**Data section:**
- - -

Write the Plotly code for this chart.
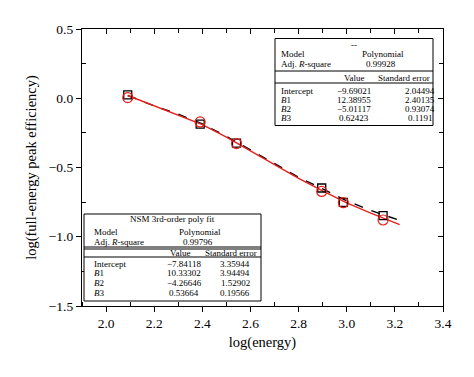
import plotly.graph_objects as go

# ---- data ----
energy_log = [2.09, 2.391, 2.542, 2.896, 2.986, 3.151]
eff_square = [0.024, -0.187, -0.324, -0.648, -0.752, -0.848]
eff_circle = [0.005, -0.171, -0.327, -0.673, -0.754, -0.879]

fit_x = [2.09, 2.2, 2.3, 2.4, 2.5, 2.6, 2.7, 2.8, 2.9, 3.0, 3.1, 3.22]
fit_black = [0.02, -0.055, -0.115, -0.185, -0.275, -0.375, -0.475, -0.57, -0.655, -0.74, -0.81, -0.882]
fit_red = [0.02, -0.055, -0.118, -0.19, -0.28, -0.38, -0.48, -0.578, -0.668, -0.755, -0.83, -0.912]

x_ticks = [2.0, 2.2, 2.4, 2.6, 2.8, 3.0, 3.2, 3.4]
x_ticktext = ["2.0", "2.2", "2.4", "2.6", "2.8", "3.0", "3.2", "3.4"]
x_minor = [1.9, 2.1, 2.3, 2.5, 2.7, 2.9, 3.1, 3.3]
y_ticks = [-1.5, -1.0, -0.5, 0.0, 0.5]
y_ticktext = ["\u22121.5", "\u22121.0", "\u22120.5", "0.0", "0.5"]
y_minor = [-1.25, -0.75, -0.25, 0.25]

top_table = {
    "title": "--", "model": "Polynomial", "r2": "0.99928",
    "params": ["Intercept", "<i>B</i>1", "<i>B</i>2", "<i>B</i>3"],
    "values": ["\u22129.69021", "12.38955", "\u22125.01117", "0.62423"],
    "errors": ["2.04494", "2.40135", "0.93074", "0.1191"],
}
bot_table = {
    "title": "NSM 3rd-order poly fit", "model": "Polynomial", "r2": "0.99796",
    "params": ["Intercept", "<i>B</i>1", "<i>B</i>2", "<i>B</i>3"],
    "values": ["\u22127.84118", "10.33302", "\u22124.26646", "0.53664"],
    "errors": ["3.35944", "3.94494", "1.52902", "0.19566"],
}

W, H = 474, 377
L, R, T, B = 82, 31, 29, 71
PW, PH = W - L - R, H - T - B
FONT = "Liberation Serif"


def px(x):
    return (x - L) / PW


def py(y):
    return (H - B - y) / PH


fig = go.Figure()
fig.add_trace(go.Scatter(x=fit_x, y=fit_black, mode="lines",
                         line=dict(color="black", width=1.4, dash="dash"), showlegend=False))
fig.add_trace(go.Scatter(x=fit_x, y=fit_red, mode="lines",
                         line=dict(color="#e8201a", width=1.4), showlegend=False))
fig.add_trace(go.Scatter(x=energy_log, y=eff_square, mode="markers",
                         marker=dict(symbol="square-open", size=8, color="black", line=dict(width=1.3)),
                         showlegend=False))
fig.add_trace(go.Scatter(x=energy_log, y=eff_circle, mode="markers",
                         marker=dict(symbol="circle-open", size=10, color="#e8201a", line=dict(width=1.2)),
                         showlegend=False))

shapes = []
annotations = []
TS = 9


def hline(x0, x1, y):
    shapes.append(dict(type="line", xref="paper", yref="paper", x0=px(x0), x1=px(x1),
                       y0=py(y), y1=py(y), line=dict(color="black", width=1)))


def box(x0, x1, y0, y1):
    shapes.append(dict(type="rect", xref="paper", yref="paper", x0=px(x0), x1=px(x1),
                       y0=py(y1), y1=py(y0), line=dict(color="black", width=1),
                       fillcolor="white", layer="above"))


def text(s, x, y, anchor="center"):
    annotations.append(dict(text=s, x=px(x), y=py(y), xref="paper", yref="paper",
                            xanchor=anchor, yanchor="middle", showarrow=False,
                            font=dict(family=FONT, size=TS, color="black")))


# top table
box(275, 433, 38.5, 125.5)
hline(275, 433, 71)
hline(275, 433, 83)
text(top_table["title"], 354, 45)
text("Model", 279, 54.5, "left")
text("Adj. <i>R</i>-square", 279, 63.5, "left")
text(top_table["model"], 383, 54.5)
text(top_table["r2"], 381, 63.5)
text("Value", 354, 77.5)
text("Standard error", 432, 77.5, "right")
for i, yy in enumerate([90.5, 99.7, 108.7, 117.7]):
    text(top_table["params"][i], 279, yy, "left")
    text(top_table["values"][i], 354, yy)
    text(top_table["errors"][i], 420, yy)

# bottom table
box(84, 261, 214, 301)
hline(84, 261, 247)
hline(84, 261, 249)
hline(84, 261, 257)
text(bot_table["title"], 172, 219)
text("Model", 92, 231.5, "left")
text("Adj. <i>R</i>-square", 92, 242, "left")
text(bot_table["model"], 200, 231.5)
text(bot_table["r2"], 198, 242)
text("Value", 180, 252.5)
text("Standard error", 231, 252.5)
for i, yy in enumerate([263.5, 273.3, 283, 293]):
    text(bot_table["params"][i], 92, yy, "left")
    text(bot_table["values"][i], 184, yy)
    text(bot_table["errors"][i], 235, yy)

axis_common = dict(showgrid=False, zeroline=False, linecolor="black", linewidth=1.2)

fig.update_layout(
    width=W, height=H,
    margin=dict(l=L, r=R, t=T, b=B, pad=0),
    paper_bgcolor="white", plot_bgcolor="white",
    font=dict(family=FONT, color="black", size=13),
    shapes=shapes, annotations=annotations,
    xaxis=dict(range=[1.9, 3.4], tickvals=x_ticks, ticktext=x_ticktext,
               ticks="outside", ticklen=5, tickwidth=1.2, tickcolor="black",
               minor=dict(tickvals=x_minor, ticks="inside",
                          ticklen=4, tickcolor="black", tickwidth=1),
               tickfont=dict(size=13.5), mirror=True,
               title=dict(text="log(energy)", font=dict(size=14.5), standoff=6),
               **axis_common),
    yaxis=dict(range=[-1.5, 0.5], tickvals=y_ticks, ticktext=y_ticktext,
               ticks="outside", ticklen=5, tickwidth=1.2, tickcolor="black",
               minor=dict(tickvals=y_minor, ticks="inside",
                          ticklen=4, tickcolor="black", tickwidth=1),
               tickfont=dict(size=13.5), mirror=True,
               title=dict(text="log(full-energy peak efficiency)", font=dict(size=14.5), standoff=8),
               **axis_common),
    xaxis2=dict(range=[1.9, 3.4], overlaying="x", side="top", anchor="y",
                tickvals=x_ticks, showticklabels=False,
                ticks="inside", ticklen=5, tickwidth=1.2, tickcolor="black",
                minor=dict(tickvals=x_minor, ticks="inside",
                           ticklen=4, tickcolor="black", tickwidth=1),
                showgrid=False, zeroline=False, showline=False),
    yaxis2=dict(range=[-1.5, 0.5], overlaying="y", side="right", anchor="x",
                tickvals=y_ticks, showticklabels=False,
                ticks="inside", ticklen=5, tickwidth=1.2, tickcolor="black",
                minor=dict(tickvals=y_minor, ticks="inside",
                           ticklen=4, tickcolor="black", tickwidth=1),
                showgrid=False, zeroline=False, showline=False),
)
# invisible trace to activate the overlay axes
fig.add_trace(go.Scatter(x=[None], y=[None], xaxis="x2", yaxis="y2", showlegend=False, hoverinfo="skip"))

fig.write_html("out.html", config={"displayModeBar": False},
               post_script="document.body.style.margin='0';")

- - -

**What you need to do:**
Except for the pictures, print the data above exactly.

**Result for this task:**
Write the Plotly code for this chart.
import plotly.graph_objects as go

# ---- data ----
energy_log = [2.09, 2.391, 2.542, 2.896, 2.986, 3.151]
eff_square = [0.024, -0.187, -0.324, -0.648, -0.752, -0.848]
eff_circle = [0.005, -0.171, -0.327, -0.673, -0.754, -0.879]

fit_x = [2.09, 2.2, 2.3, 2.4, 2.5, 2.6, 2.7, 2.8, 2.9, 3.0, 3.1, 3.22]
fit_black = [0.02, -0.055, -0.115, -0.185, -0.275, -0.375, -0.475, -0.57, -0.655, -0.74, -0.81, -0.882]
fit_red = [0.02, -0.055, -0.118, -0.19, -0.28, -0.38, -0.48, -0.578, -0.668, -0.755, -0.83, -0.912]

x_ticks = [2.0, 2.2, 2.4, 2.6, 2.8, 3.0, 3.2, 3.4]
x_ticktext = ["2.0", "2.2", "2.4", "2.6", "2.8", "3.0", "3.2", "3.4"]
x_minor = [1.9, 2.1, 2.3, 2.5, 2.7, 2.9, 3.1, 3.3]
y_ticks = [-1.5, -1.0, -0.5, 0.0, 0.5]
y_ticktext = ["\u22121.5", "\u22121.0", "\u22120.5", "0.0", "0.5"]
y_minor = [-1.25, -0.75, -0.25, 0.25]

top_table = {
    "title": "--", "model": "Polynomial", "r2": "0.99928",
    "params": ["Intercept", "<i>B</i>1", "<i>B</i>2", "<i>B</i>3"],
    "values": ["\u22129.69021", "12.38955", "\u22125.01117", "0.62423"],
    "errors": ["2.04494", "2.40135", "0.93074", "0.1191"],
}
bot_table = {
    "title": "NSM 3rd-order poly fit", "model": "Polynomial", "r2": "0.99796",
    "params": ["Intercept", "<i>B</i>1", "<i>B</i>2", "<i>B</i>3"],
    "values": ["\u22127.84118", "10.33302", "\u22124.26646", "0.53664"],
    "errors": ["3.35944", "3.94494", "1.52902", "0.19566"],
}

W, H = 474, 377
L, R, T, B = 82, 31, 29, 71
PW, PH = W - L - R, H - T - B
FONT = "Liberation Serif"


def px(x):
    return (x - L) / PW


def py(y):
    return (H - B - y) / PH


fig = go.Figure()
fig.add_trace(go.Scatter(x=fit_x, y=fit_black, mode="lines",
                         line=dict(color="black", width=1.4, dash="dash"), showlegend=False))
fig.add_trace(go.Scatter(x=fit_x, y=fit_red, mode="lines",
                         line=dict(color="#e8201a", width=1.4), showlegend=False))
fig.add_trace(go.Scatter(x=energy_log, y=eff_square, mode="markers",
                         marker=dict(symbol="square-open", size=8, color="black", line=dict(width=1.3)),
                         showlegend=False))
fig.add_trace(go.Scatter(x=energy_log, y=eff_circle, mode="markers",
                         marker=dict(symbol="circle-open", size=10, color="#e8201a", line=dict(width=1.2)),
                         showlegend=False))

shapes = []
annotations = []
TS = 9


def hline(x0, x1, y):
    shapes.append(dict(type="line", xref="paper", yref="paper", x0=px(x0), x1=px(x1),
                       y0=py(y), y1=py(y), line=dict(color="black", width=1)))


def box(x0, x1, y0, y1):
    shapes.append(dict(type="rect", xref="paper", yref="paper", x0=px(x0), x1=px(x1),
                       y0=py(y1), y1=py(y0), line=dict(color="black", width=1),
                       fillcolor="white", layer="above"))


def text(s, x, y, anchor="center"):
    annotations.append(dict(text=s, x=px(x), y=py(y), xref="paper", yref="paper",
                            xanchor=anchor, yanchor="middle", showarrow=False,
                            font=dict(family=FONT, size=TS, color="black")))


# top table
box(275, 433, 38.5, 125.5)
hline(275, 433, 71)
hline(275, 433, 83)
text(top_table["title"], 354, 45)
text("Model", 279, 54.5, "left")
text("Adj. <i>R</i>-square", 279, 63.5, "left")
text(top_table["model"], 383, 54.5)
text(top_table["r2"], 381, 63.5)
text("Value", 354, 77.5)
text("Standard error", 432, 77.5, "right")
for i, yy in enumerate([90.5, 99.7, 108.7, 117.7]):
    text(top_table["params"][i], 279, yy, "left")
    text(top_table["values"][i], 354, yy)
    text(top_table["errors"][i], 420, yy)

# bottom table
box(84, 261, 214, 301)
hline(84, 261, 247)
hline(84, 261, 249)
hline(84, 261, 257)
text(bot_table["title"], 172, 219)
text("Model", 92, 231.5, "left")
text("Adj. <i>R</i>-square", 92, 242, "left")
text(bot_table["model"], 200, 231.5)
text(bot_table["r2"], 198, 242)
text("Value", 180, 252.5)
text("Standard error", 231, 252.5)
for i, yy in enumerate([263.5, 273.3, 283, 293]):
    text(bot_table["params"][i], 92, yy, "left")
    text(bot_table["values"][i], 184, yy)
    text(bot_table["errors"][i], 235, yy)

axis_common = dict(showgrid=False, zeroline=False, linecolor="black", linewidth=1.2)

fig.update_layout(
    width=W, height=H,
    margin=dict(l=L, r=R, t=T, b=B, pad=0),
    paper_bgcolor="white", plot_bgcolor="white",
    font=dict(family=FONT, color="black", size=13),
    shapes=shapes, annotations=annotations,
    xaxis=dict(range=[1.9, 3.4], tickvals=x_ticks, ticktext=x_ticktext,
               ticks="outside", ticklen=5, tickwidth=1.2, tickcolor="black",
               minor=dict(tickvals=x_minor, ticks="inside",
                          ticklen=4, tickcolor="black", tickwidth=1),
               tickfont=dict(size=13.5), mirror=True,
               title=dict(text="log(energy)", font=dict(size=14.5), standoff=6),
               **axis_common),
    yaxis=dict(range=[-1.5, 0.5], tickvals=y_ticks, ticktext=y_ticktext,
               ticks="outside", ticklen=5, tickwidth=1.2, tickcolor="black",
               minor=dict(tickvals=y_minor, ticks="inside",
                          ticklen=4, tickcolor="black", tickwidth=1),
               tickfont=dict(size=13.5), mirror=True,
               title=dict(text="log(full-energy peak efficiency)", font=dict(size=14.5), standoff=8),
               **axis_common),
    xaxis2=dict(range=[1.9, 3.4], overlaying="x", side="top", anchor="y",
                tickvals=x_ticks, showticklabels=False,
                ticks="inside", ticklen=5, tickwidth=1.2, tickcolor="black",
                minor=dict(tickvals=x_minor, ticks="inside",
                           ticklen=4, tickcolor="black", tickwidth=1),
                showgrid=False, zeroline=False, showline=False),
    yaxis2=dict(range=[-1.5, 0.5], overlaying="y", side="right", anchor="x",
                tickvals=y_ticks, showticklabels=False,
                ticks="inside", ticklen=5, tickwidth=1.2, tickcolor="black",
                minor=dict(tickvals=y_minor, ticks="inside",
                           ticklen=4, tickcolor="black", tickwidth=1),
                showgrid=False, zeroline=False, showline=False),
)
# invisible trace to activate the overlay axes
fig.add_trace(go.Scatter(x=[None], y=[None], xaxis="x2", yaxis="y2", showlegend=False, hoverinfo="skip"))

fig.write_html("out.html", config={"displayModeBar": False},
               post_script="document.body.style.margin='0';")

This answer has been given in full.